## [Given problem]
Among the entries below, count the lines where the string "that" occurs, and give only the number.

## [Exercise input]
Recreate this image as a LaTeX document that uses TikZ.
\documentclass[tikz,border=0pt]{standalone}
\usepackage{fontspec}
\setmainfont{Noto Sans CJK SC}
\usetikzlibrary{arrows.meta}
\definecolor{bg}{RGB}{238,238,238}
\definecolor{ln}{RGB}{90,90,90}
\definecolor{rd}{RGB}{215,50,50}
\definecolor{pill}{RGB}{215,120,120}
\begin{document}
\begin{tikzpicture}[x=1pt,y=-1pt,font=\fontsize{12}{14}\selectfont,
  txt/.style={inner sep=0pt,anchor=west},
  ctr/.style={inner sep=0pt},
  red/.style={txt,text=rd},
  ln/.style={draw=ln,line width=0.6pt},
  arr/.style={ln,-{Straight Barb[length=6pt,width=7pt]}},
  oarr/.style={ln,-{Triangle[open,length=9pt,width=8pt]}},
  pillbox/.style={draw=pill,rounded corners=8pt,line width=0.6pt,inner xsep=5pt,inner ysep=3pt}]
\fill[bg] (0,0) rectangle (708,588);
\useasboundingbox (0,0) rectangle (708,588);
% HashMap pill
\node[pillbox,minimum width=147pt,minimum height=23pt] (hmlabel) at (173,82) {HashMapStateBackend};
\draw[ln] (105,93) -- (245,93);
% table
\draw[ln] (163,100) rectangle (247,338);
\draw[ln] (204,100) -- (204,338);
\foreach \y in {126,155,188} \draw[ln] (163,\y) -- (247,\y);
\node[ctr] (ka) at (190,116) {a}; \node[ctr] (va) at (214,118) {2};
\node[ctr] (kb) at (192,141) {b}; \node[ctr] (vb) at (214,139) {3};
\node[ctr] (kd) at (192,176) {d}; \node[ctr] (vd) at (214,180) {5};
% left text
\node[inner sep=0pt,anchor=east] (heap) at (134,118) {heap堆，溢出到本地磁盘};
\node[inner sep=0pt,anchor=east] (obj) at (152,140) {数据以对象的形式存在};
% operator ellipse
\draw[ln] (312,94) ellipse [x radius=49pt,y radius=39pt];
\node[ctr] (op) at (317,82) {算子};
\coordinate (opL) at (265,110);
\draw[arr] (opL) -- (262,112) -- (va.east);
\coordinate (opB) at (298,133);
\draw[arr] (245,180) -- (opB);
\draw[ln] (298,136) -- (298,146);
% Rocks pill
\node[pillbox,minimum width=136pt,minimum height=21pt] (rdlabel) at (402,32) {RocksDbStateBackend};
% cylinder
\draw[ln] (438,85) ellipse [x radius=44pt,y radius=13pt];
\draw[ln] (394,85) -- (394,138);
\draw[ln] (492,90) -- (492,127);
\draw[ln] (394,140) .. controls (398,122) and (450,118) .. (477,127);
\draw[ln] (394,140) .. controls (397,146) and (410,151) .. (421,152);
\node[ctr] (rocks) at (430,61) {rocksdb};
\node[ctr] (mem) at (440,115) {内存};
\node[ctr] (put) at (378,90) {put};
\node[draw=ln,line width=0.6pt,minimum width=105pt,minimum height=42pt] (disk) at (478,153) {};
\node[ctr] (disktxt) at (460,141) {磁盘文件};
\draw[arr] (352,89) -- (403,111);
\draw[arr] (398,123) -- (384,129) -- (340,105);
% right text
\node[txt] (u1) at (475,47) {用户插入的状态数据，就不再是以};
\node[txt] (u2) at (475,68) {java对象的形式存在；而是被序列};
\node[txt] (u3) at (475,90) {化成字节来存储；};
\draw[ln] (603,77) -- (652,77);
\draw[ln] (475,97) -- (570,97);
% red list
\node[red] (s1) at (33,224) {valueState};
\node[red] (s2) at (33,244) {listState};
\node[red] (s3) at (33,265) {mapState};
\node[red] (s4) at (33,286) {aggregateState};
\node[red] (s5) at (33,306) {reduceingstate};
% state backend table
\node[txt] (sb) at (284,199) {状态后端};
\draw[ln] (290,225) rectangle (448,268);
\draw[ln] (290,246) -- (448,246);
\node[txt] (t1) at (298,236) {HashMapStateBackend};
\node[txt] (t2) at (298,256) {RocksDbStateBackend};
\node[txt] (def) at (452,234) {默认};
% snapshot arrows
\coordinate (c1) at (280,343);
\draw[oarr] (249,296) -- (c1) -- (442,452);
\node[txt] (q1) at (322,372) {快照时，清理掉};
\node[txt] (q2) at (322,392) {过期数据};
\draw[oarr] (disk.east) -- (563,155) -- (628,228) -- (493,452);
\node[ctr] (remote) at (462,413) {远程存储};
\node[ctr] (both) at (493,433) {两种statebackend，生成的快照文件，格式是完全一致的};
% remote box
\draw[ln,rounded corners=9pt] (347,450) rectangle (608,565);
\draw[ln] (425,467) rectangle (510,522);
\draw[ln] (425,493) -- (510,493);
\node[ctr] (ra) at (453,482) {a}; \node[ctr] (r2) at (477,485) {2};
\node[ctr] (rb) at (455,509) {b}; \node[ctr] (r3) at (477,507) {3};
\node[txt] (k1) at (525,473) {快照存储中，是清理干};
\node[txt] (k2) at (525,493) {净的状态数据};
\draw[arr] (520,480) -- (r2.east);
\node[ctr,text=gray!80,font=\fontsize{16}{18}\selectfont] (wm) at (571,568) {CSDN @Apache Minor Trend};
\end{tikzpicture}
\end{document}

--

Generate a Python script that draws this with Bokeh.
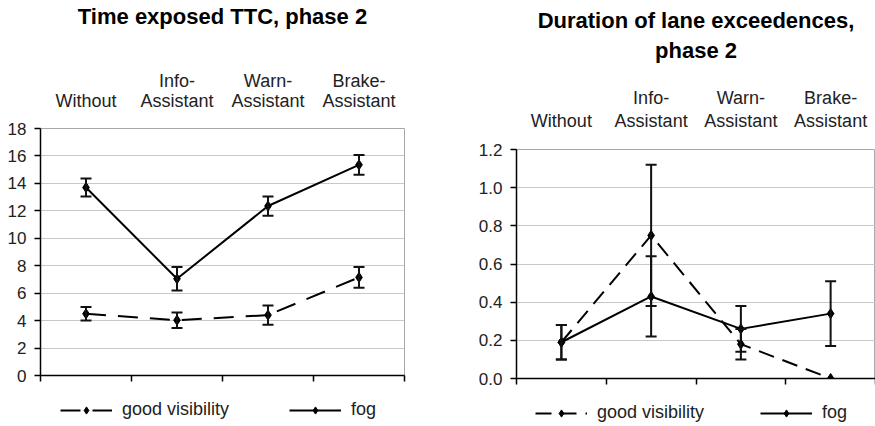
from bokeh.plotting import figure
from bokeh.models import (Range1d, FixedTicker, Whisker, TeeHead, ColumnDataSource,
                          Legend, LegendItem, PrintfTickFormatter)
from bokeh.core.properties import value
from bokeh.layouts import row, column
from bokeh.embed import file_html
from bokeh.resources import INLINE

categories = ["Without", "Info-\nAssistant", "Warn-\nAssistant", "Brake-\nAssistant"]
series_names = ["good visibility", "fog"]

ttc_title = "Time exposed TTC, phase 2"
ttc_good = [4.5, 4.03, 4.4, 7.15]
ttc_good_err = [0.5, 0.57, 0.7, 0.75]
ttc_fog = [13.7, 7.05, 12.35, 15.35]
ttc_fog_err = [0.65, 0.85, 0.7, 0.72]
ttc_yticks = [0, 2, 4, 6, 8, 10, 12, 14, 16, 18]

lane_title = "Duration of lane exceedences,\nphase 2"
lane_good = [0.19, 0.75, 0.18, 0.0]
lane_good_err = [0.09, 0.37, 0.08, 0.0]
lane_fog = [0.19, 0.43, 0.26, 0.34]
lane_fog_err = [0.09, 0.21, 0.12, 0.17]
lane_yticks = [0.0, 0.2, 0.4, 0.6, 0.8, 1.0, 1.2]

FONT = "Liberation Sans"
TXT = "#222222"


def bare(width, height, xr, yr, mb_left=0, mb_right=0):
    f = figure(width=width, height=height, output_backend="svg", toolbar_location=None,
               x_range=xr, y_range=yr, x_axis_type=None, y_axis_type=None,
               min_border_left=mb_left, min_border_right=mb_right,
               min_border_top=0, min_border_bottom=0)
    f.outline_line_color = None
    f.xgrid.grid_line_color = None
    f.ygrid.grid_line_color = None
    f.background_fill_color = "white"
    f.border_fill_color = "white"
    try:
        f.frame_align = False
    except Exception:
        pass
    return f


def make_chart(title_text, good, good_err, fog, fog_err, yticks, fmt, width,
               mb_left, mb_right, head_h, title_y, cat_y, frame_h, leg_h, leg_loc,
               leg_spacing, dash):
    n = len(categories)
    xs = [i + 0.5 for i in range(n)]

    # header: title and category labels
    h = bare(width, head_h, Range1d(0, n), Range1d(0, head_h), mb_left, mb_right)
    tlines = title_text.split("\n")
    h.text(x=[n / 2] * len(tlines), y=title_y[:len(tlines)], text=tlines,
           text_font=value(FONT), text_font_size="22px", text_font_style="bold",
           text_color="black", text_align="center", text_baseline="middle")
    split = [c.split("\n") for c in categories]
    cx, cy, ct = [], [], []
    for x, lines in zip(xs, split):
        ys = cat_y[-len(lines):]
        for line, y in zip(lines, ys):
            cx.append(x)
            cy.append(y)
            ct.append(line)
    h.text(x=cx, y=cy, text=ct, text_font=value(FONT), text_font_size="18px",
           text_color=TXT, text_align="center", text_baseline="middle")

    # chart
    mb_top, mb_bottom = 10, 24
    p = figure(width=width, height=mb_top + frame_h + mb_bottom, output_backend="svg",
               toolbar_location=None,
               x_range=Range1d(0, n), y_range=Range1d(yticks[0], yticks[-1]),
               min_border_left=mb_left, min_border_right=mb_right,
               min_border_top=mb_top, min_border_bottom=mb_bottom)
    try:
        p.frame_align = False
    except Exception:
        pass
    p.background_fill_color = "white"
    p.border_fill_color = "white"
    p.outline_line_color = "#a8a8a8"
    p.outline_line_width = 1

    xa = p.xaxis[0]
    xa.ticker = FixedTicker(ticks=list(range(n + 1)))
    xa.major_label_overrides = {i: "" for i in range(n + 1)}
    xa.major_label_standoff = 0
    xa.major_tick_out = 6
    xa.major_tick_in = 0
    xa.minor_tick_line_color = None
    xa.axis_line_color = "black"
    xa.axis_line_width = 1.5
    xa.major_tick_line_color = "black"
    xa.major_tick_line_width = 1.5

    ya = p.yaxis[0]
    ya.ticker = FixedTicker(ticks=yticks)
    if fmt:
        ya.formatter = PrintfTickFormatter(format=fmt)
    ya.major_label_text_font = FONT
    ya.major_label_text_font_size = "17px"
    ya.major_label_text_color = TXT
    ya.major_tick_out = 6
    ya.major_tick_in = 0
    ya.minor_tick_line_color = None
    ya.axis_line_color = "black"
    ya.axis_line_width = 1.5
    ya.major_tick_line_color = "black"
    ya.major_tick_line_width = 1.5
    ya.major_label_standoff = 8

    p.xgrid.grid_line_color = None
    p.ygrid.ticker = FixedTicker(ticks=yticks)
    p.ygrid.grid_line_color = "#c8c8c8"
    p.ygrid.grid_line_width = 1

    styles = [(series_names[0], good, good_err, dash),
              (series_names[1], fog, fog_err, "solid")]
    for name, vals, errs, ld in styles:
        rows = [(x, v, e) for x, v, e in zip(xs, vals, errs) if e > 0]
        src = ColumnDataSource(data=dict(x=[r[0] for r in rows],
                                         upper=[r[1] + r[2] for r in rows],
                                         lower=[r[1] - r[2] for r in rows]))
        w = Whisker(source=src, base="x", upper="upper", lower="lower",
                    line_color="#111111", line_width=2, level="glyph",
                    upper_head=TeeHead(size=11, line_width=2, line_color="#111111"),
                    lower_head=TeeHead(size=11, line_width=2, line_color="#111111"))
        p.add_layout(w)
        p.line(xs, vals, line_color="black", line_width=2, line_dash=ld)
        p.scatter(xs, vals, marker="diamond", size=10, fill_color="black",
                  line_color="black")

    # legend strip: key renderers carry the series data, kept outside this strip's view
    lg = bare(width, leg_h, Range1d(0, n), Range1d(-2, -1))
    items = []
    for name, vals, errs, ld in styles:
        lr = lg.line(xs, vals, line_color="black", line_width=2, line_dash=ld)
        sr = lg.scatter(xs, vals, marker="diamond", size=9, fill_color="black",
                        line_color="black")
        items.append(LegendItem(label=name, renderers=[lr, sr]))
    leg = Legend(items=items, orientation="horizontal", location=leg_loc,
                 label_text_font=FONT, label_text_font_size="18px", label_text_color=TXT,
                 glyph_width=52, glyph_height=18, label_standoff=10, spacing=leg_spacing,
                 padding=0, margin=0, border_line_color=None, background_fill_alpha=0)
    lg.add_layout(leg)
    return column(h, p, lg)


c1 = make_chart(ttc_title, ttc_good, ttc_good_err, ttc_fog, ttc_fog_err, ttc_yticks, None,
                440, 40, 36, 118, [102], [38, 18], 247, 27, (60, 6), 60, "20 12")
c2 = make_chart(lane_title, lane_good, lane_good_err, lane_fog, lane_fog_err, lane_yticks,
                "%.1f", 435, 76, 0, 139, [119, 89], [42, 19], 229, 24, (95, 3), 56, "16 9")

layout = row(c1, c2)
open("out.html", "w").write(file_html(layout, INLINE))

## [Solution]
2